→ Exercise requirements:
State how many lines include "this", giving the number by itself.

→ The records:
-=-=-=-=-
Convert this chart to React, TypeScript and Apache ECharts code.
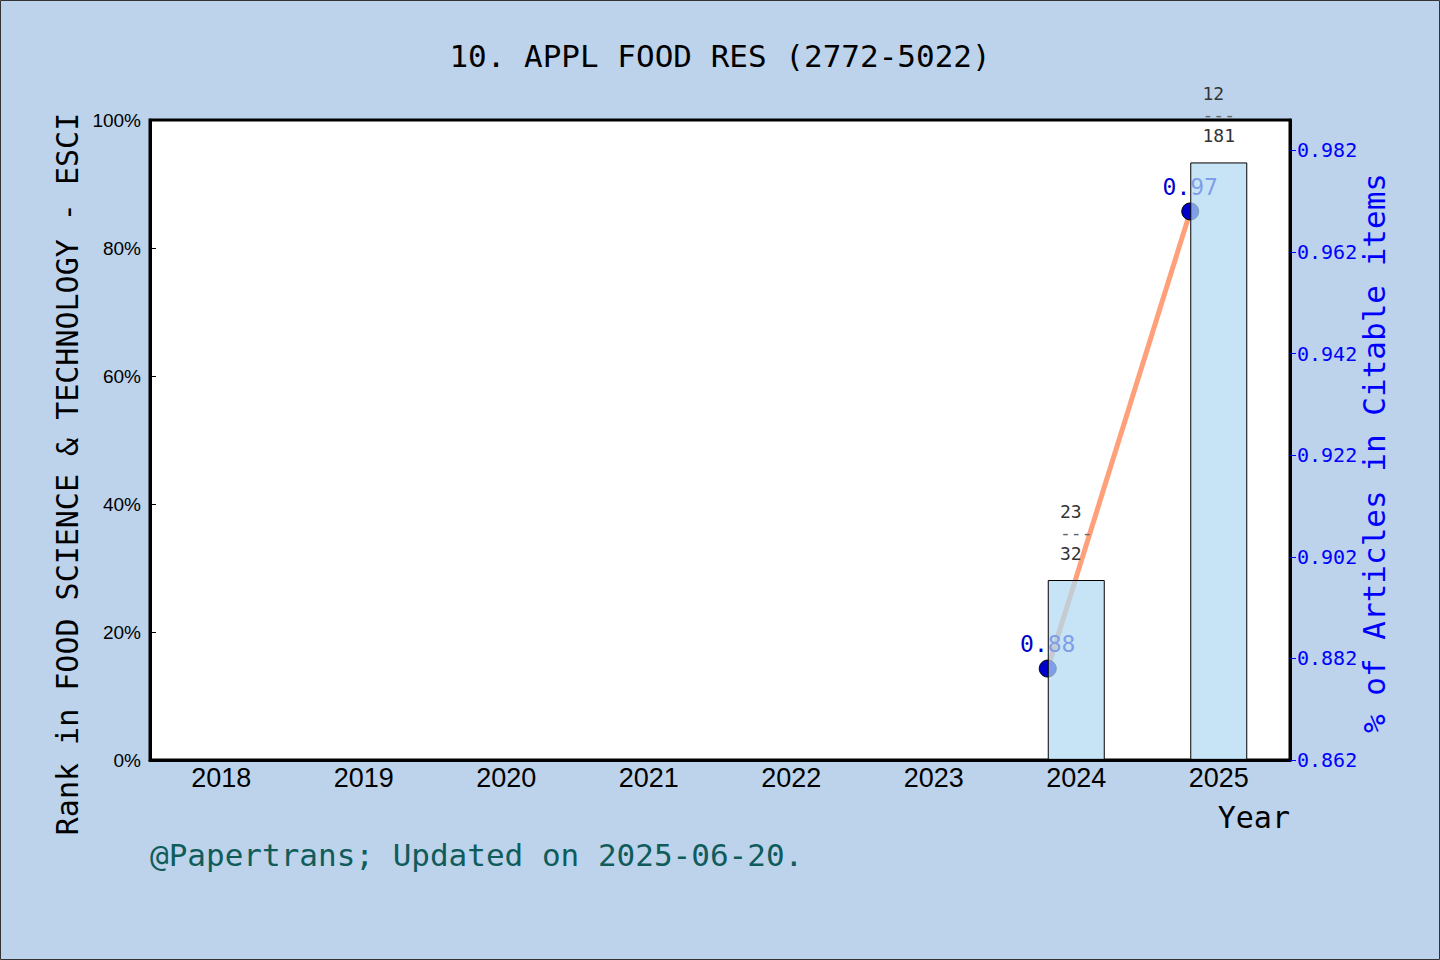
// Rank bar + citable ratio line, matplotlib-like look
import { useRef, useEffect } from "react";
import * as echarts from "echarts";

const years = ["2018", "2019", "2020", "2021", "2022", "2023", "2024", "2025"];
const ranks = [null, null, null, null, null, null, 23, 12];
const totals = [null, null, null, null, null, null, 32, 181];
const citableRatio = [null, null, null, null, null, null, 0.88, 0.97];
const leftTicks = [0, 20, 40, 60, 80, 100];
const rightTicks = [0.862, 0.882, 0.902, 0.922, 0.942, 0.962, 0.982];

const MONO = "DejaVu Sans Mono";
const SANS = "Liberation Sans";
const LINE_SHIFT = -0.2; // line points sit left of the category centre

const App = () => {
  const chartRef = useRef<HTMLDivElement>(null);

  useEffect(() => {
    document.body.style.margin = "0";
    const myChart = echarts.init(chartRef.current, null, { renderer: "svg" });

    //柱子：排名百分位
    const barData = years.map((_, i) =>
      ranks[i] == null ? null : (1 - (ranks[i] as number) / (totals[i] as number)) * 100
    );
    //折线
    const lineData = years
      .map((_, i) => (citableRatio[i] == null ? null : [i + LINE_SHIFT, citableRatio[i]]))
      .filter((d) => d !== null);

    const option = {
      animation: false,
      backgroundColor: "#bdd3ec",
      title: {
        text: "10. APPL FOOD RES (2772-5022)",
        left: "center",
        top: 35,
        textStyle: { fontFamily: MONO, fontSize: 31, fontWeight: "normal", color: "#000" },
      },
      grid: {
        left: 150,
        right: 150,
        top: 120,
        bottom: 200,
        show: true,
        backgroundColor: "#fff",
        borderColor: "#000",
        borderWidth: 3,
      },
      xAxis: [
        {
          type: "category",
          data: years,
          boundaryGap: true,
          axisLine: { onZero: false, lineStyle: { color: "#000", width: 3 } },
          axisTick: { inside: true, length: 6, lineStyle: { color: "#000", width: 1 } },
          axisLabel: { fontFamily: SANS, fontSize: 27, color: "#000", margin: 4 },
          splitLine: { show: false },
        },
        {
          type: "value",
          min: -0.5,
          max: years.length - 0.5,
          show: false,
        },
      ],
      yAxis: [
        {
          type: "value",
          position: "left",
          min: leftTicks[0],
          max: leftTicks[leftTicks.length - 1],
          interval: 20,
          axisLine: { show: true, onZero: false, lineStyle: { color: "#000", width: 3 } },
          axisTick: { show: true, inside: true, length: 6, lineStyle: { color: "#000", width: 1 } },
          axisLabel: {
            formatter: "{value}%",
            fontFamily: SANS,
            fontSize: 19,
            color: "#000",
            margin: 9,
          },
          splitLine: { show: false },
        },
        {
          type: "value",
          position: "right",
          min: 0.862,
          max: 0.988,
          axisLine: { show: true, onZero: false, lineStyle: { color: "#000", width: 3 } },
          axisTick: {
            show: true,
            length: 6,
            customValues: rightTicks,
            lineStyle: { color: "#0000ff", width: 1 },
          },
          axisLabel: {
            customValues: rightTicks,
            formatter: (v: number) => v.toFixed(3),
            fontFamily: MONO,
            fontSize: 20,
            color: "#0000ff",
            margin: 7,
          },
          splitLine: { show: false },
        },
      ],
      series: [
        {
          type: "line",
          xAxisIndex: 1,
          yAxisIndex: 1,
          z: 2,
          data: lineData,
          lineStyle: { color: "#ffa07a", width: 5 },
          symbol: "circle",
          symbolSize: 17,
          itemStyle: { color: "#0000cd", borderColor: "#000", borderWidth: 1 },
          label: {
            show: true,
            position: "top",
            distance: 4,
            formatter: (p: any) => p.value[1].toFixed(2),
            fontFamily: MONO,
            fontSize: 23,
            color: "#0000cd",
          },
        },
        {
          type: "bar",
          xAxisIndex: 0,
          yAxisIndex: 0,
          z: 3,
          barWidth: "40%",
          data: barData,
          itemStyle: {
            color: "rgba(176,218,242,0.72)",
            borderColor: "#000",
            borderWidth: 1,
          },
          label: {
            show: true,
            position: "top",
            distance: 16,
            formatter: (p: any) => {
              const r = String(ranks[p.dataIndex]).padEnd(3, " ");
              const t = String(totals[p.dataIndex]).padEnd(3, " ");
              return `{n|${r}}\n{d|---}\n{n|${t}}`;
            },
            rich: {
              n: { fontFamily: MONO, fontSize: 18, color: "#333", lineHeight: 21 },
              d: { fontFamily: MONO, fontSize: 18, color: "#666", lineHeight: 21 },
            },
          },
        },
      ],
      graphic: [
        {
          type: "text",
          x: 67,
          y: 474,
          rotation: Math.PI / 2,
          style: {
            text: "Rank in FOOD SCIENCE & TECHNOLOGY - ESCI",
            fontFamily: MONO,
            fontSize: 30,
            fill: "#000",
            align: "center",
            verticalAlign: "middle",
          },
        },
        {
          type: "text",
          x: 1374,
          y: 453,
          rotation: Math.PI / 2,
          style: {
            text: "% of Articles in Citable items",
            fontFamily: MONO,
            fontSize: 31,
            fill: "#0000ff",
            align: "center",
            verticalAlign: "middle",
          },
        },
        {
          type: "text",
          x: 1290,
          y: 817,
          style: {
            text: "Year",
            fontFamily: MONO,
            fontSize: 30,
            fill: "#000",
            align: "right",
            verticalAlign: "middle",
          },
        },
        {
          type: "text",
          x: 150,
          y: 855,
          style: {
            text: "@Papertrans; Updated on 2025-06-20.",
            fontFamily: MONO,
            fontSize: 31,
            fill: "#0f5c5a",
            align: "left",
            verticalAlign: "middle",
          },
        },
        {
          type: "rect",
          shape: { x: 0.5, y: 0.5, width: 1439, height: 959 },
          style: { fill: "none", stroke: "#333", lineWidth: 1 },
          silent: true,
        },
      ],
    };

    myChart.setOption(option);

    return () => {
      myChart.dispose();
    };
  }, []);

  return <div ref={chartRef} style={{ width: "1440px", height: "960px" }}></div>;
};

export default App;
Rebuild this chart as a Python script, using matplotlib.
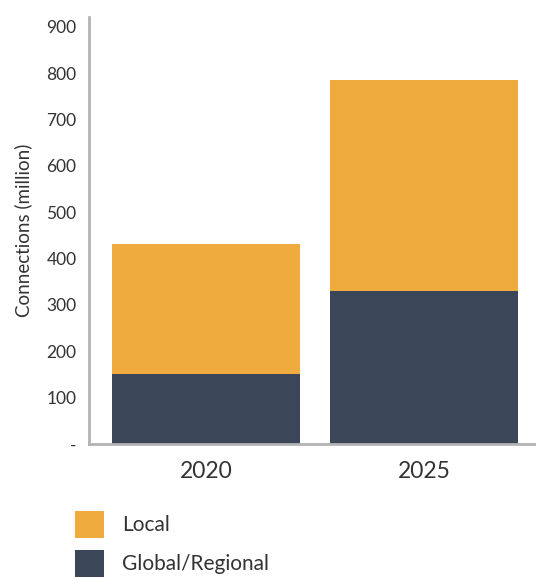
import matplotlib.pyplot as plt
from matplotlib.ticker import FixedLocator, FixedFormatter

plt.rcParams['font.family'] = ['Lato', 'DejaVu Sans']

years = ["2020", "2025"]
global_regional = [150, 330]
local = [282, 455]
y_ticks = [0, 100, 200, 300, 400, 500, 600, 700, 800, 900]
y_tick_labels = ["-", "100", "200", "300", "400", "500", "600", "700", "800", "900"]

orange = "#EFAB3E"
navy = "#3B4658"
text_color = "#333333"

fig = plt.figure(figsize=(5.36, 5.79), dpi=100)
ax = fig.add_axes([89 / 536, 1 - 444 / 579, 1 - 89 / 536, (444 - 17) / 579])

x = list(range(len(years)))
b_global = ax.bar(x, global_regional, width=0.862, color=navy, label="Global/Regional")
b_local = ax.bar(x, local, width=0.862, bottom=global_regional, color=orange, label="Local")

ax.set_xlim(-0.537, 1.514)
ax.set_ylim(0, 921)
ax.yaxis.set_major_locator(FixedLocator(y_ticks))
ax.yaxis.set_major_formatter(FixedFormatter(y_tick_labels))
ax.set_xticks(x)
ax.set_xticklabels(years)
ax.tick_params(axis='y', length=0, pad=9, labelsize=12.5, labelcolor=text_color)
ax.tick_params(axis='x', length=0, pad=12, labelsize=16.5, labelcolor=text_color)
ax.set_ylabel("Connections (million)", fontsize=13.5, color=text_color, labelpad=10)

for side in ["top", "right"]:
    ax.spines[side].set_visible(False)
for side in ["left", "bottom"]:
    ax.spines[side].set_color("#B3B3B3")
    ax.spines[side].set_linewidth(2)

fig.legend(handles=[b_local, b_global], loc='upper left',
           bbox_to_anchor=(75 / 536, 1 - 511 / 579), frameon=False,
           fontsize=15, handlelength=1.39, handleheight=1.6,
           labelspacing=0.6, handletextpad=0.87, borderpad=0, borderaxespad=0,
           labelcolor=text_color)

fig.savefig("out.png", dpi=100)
-=-=-=-=-
→ Exercise result:
2